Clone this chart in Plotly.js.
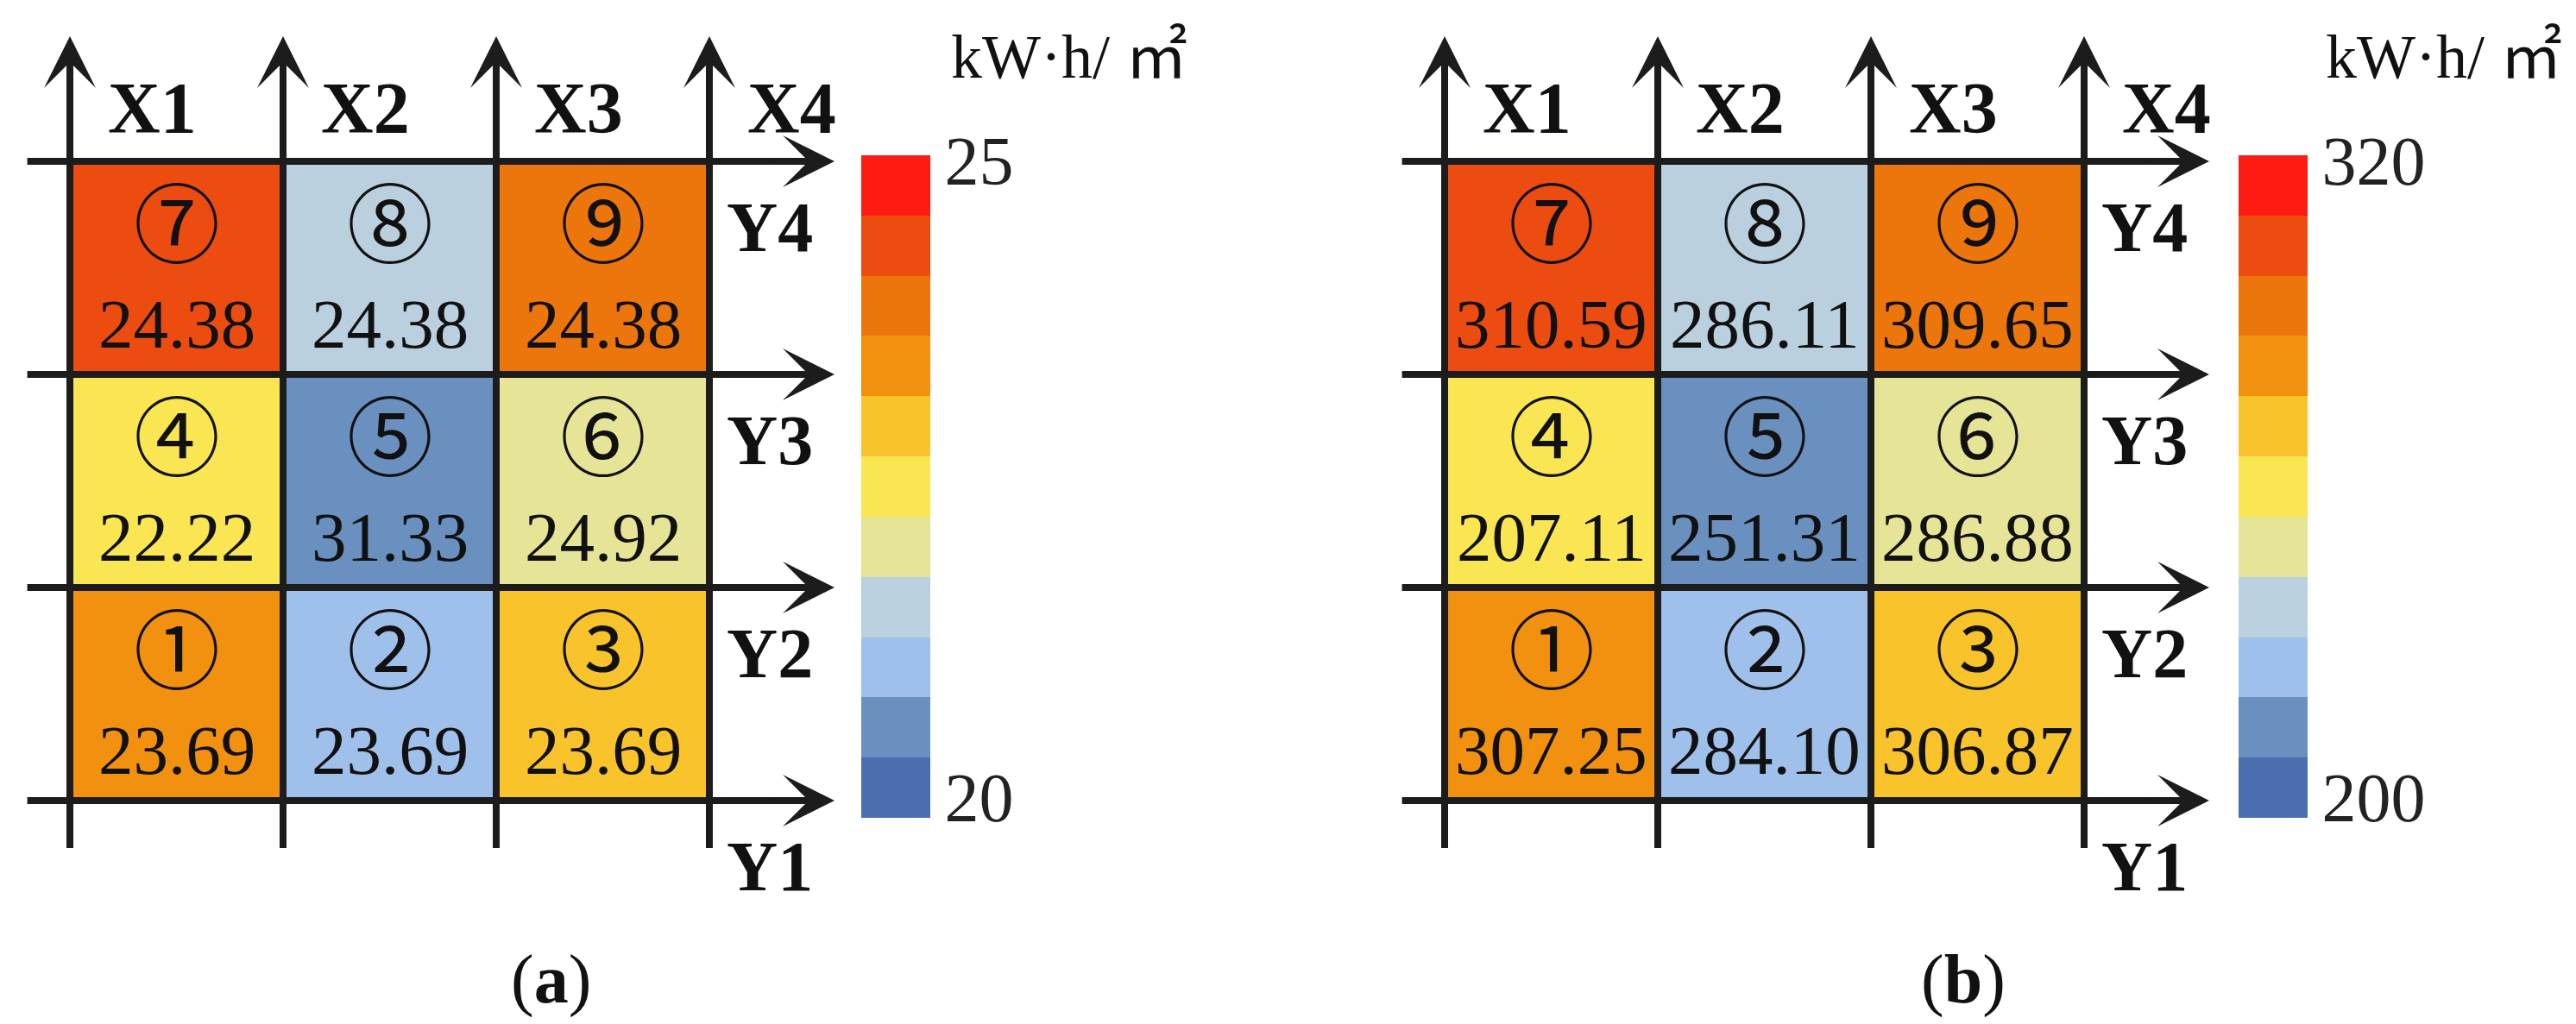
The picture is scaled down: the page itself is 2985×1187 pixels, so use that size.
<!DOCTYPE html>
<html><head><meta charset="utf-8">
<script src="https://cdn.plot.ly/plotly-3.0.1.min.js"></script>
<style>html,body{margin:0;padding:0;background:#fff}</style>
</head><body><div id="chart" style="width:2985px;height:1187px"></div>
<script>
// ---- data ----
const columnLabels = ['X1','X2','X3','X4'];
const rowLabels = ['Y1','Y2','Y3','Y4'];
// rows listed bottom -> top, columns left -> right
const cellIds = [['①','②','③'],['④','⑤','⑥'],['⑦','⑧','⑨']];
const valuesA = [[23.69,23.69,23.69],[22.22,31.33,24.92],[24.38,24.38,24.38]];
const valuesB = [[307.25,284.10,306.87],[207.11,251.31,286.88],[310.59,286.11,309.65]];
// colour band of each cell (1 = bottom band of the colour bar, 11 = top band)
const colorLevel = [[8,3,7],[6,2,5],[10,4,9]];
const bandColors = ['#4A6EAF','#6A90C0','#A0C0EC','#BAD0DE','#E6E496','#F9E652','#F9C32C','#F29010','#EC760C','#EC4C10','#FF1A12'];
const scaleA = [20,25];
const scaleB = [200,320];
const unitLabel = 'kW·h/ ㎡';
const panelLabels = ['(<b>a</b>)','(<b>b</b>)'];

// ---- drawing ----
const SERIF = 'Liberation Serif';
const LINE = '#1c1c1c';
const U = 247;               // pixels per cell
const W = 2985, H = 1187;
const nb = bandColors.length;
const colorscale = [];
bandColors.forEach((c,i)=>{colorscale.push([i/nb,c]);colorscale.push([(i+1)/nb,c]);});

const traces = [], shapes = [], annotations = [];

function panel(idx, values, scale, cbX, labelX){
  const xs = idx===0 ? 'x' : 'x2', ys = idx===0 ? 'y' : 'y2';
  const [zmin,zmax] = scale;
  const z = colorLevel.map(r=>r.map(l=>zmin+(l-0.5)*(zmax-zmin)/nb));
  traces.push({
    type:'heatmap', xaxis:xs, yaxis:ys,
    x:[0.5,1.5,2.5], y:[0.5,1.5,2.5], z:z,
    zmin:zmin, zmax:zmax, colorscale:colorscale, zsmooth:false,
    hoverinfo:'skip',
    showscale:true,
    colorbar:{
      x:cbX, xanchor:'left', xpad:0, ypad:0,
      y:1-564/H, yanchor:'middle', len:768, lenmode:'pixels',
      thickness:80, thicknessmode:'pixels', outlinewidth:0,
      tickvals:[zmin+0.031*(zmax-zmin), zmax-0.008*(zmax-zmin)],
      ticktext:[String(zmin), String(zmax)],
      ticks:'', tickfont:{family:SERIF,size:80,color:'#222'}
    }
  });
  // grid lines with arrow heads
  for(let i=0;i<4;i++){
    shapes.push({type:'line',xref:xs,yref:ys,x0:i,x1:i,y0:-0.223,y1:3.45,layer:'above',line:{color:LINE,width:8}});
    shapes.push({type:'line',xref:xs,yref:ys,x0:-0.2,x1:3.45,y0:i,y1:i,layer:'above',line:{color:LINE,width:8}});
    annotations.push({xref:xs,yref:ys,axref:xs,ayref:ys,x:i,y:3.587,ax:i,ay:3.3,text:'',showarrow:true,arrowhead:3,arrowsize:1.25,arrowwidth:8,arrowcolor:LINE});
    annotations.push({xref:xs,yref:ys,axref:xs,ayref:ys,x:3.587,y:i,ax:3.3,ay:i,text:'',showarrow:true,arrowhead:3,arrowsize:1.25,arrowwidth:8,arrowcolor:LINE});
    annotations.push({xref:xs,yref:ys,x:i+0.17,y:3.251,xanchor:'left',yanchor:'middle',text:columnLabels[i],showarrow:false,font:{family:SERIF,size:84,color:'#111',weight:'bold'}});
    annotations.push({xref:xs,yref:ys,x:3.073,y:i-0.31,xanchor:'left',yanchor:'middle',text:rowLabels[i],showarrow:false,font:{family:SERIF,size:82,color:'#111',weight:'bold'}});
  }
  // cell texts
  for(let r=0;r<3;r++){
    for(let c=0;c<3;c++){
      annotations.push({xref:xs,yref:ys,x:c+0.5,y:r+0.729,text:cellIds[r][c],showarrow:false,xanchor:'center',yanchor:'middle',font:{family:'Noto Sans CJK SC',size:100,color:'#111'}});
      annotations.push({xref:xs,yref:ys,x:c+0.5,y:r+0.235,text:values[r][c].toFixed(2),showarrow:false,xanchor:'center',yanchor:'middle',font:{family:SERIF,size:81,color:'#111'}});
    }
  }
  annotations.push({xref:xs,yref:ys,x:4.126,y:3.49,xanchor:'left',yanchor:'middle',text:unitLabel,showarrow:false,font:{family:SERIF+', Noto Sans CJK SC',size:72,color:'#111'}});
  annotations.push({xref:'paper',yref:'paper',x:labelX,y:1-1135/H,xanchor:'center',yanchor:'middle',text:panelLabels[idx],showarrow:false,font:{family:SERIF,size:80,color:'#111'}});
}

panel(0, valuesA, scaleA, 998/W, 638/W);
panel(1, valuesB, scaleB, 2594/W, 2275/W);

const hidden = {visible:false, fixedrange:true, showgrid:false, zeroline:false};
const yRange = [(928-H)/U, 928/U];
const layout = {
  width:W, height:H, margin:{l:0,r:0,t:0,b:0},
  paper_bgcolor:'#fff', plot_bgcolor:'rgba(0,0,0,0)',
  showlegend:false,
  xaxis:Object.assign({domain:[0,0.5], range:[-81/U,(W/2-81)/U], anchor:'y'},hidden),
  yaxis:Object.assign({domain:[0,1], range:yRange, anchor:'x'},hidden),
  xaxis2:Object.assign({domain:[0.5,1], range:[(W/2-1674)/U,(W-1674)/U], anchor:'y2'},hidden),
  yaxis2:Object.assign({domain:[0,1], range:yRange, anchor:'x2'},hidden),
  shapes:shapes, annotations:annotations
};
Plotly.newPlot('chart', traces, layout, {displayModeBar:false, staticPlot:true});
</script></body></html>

----

● What is required: Output a faithful copy of the data, with each picture left out.

● Reply to the task:
Clone this chart in Plotly.js.
The picture is scaled down: the page itself is 2985×1187 pixels, so use that size.
<!DOCTYPE html>
<html><head><meta charset="utf-8">
<script src="https://cdn.plot.ly/plotly-3.0.1.min.js"></script>
<style>html,body{margin:0;padding:0;background:#fff}</style>
</head><body><div id="chart" style="width:2985px;height:1187px"></div>
<script>
// ---- data ----
const columnLabels = ['X1','X2','X3','X4'];
const rowLabels = ['Y1','Y2','Y3','Y4'];
// rows listed bottom -> top, columns left -> right
const cellIds = [['①','②','③'],['④','⑤','⑥'],['⑦','⑧','⑨']];
const valuesA = [[23.69,23.69,23.69],[22.22,31.33,24.92],[24.38,24.38,24.38]];
const valuesB = [[307.25,284.10,306.87],[207.11,251.31,286.88],[310.59,286.11,309.65]];
// colour band of each cell (1 = bottom band of the colour bar, 11 = top band)
const colorLevel = [[8,3,7],[6,2,5],[10,4,9]];
const bandColors = ['#4A6EAF','#6A90C0','#A0C0EC','#BAD0DE','#E6E496','#F9E652','#F9C32C','#F29010','#EC760C','#EC4C10','#FF1A12'];
const scaleA = [20,25];
const scaleB = [200,320];
const unitLabel = 'kW·h/ ㎡';
const panelLabels = ['(<b>a</b>)','(<b>b</b>)'];

// ---- drawing ----
const SERIF = 'Liberation Serif';
const LINE = '#1c1c1c';
const U = 247;               // pixels per cell
const W = 2985, H = 1187;
const nb = bandColors.length;
const colorscale = [];
bandColors.forEach((c,i)=>{colorscale.push([i/nb,c]);colorscale.push([(i+1)/nb,c]);});

const traces = [], shapes = [], annotations = [];

function panel(idx, values, scale, cbX, labelX){
  const xs = idx===0 ? 'x' : 'x2', ys = idx===0 ? 'y' : 'y2';
  const [zmin,zmax] = scale;
  const z = colorLevel.map(r=>r.map(l=>zmin+(l-0.5)*(zmax-zmin)/nb));
  traces.push({
    type:'heatmap', xaxis:xs, yaxis:ys,
    x:[0.5,1.5,2.5], y:[0.5,1.5,2.5], z:z,
    zmin:zmin, zmax:zmax, colorscale:colorscale, zsmooth:false,
    hoverinfo:'skip',
    showscale:true,
    colorbar:{
      x:cbX, xanchor:'left', xpad:0, ypad:0,
      y:1-564/H, yanchor:'middle', len:768, lenmode:'pixels',
      thickness:80, thicknessmode:'pixels', outlinewidth:0,
      tickvals:[zmin+0.031*(zmax-zmin), zmax-0.008*(zmax-zmin)],
      ticktext:[String(zmin), String(zmax)],
      ticks:'', tickfont:{family:SERIF,size:80,color:'#222'}
    }
  });
  // grid lines with arrow heads
  for(let i=0;i<4;i++){
    shapes.push({type:'line',xref:xs,yref:ys,x0:i,x1:i,y0:-0.223,y1:3.45,layer:'above',line:{color:LINE,width:8}});
    shapes.push({type:'line',xref:xs,yref:ys,x0:-0.2,x1:3.45,y0:i,y1:i,layer:'above',line:{color:LINE,width:8}});
    annotations.push({xref:xs,yref:ys,axref:xs,ayref:ys,x:i,y:3.587,ax:i,ay:3.3,text:'',showarrow:true,arrowhead:3,arrowsize:1.25,arrowwidth:8,arrowcolor:LINE});
    annotations.push({xref:xs,yref:ys,axref:xs,ayref:ys,x:3.587,y:i,ax:3.3,ay:i,text:'',showarrow:true,arrowhead:3,arrowsize:1.25,arrowwidth:8,arrowcolor:LINE});
    annotations.push({xref:xs,yref:ys,x:i+0.17,y:3.251,xanchor:'left',yanchor:'middle',text:columnLabels[i],showarrow:false,font:{family:SERIF,size:84,color:'#111',weight:'bold'}});
    annotations.push({xref:xs,yref:ys,x:3.073,y:i-0.31,xanchor:'left',yanchor:'middle',text:rowLabels[i],showarrow:false,font:{family:SERIF,size:82,color:'#111',weight:'bold'}});
  }
  // cell texts
  for(let r=0;r<3;r++){
    for(let c=0;c<3;c++){
      annotations.push({xref:xs,yref:ys,x:c+0.5,y:r+0.729,text:cellIds[r][c],showarrow:false,xanchor:'center',yanchor:'middle',font:{family:'Noto Sans CJK SC',size:100,color:'#111'}});
      annotations.push({xref:xs,yref:ys,x:c+0.5,y:r+0.235,text:values[r][c].toFixed(2),showarrow:false,xanchor:'center',yanchor:'middle',font:{family:SERIF,size:81,color:'#111'}});
    }
  }
  annotations.push({xref:xs,yref:ys,x:4.126,y:3.49,xanchor:'left',yanchor:'middle',text:unitLabel,showarrow:false,font:{family:SERIF+', Noto Sans CJK SC',size:72,color:'#111'}});
  annotations.push({xref:'paper',yref:'paper',x:labelX,y:1-1135/H,xanchor:'center',yanchor:'middle',text:panelLabels[idx],showarrow:false,font:{family:SERIF,size:80,color:'#111'}});
}

panel(0, valuesA, scaleA, 998/W, 638/W);
panel(1, valuesB, scaleB, 2594/W, 2275/W);

const hidden = {visible:false, fixedrange:true, showgrid:false, zeroline:false};
const yRange = [(928-H)/U, 928/U];
const layout = {
  width:W, height:H, margin:{l:0,r:0,t:0,b:0},
  paper_bgcolor:'#fff', plot_bgcolor:'rgba(0,0,0,0)',
  showlegend:false,
  xaxis:Object.assign({domain:[0,0.5], range:[-81/U,(W/2-81)/U], anchor:'y'},hidden),
  yaxis:Object.assign({domain:[0,1], range:yRange, anchor:'x'},hidden),
  xaxis2:Object.assign({domain:[0.5,1], range:[(W/2-1674)/U,(W-1674)/U], anchor:'y2'},hidden),
  yaxis2:Object.assign({domain:[0,1], range:yRange, anchor:'x2'},hidden),
  shapes:shapes, annotations:annotations
};
Plotly.newPlot('chart', traces, layout, {displayModeBar:false, staticPlot:true});
</script></body></html>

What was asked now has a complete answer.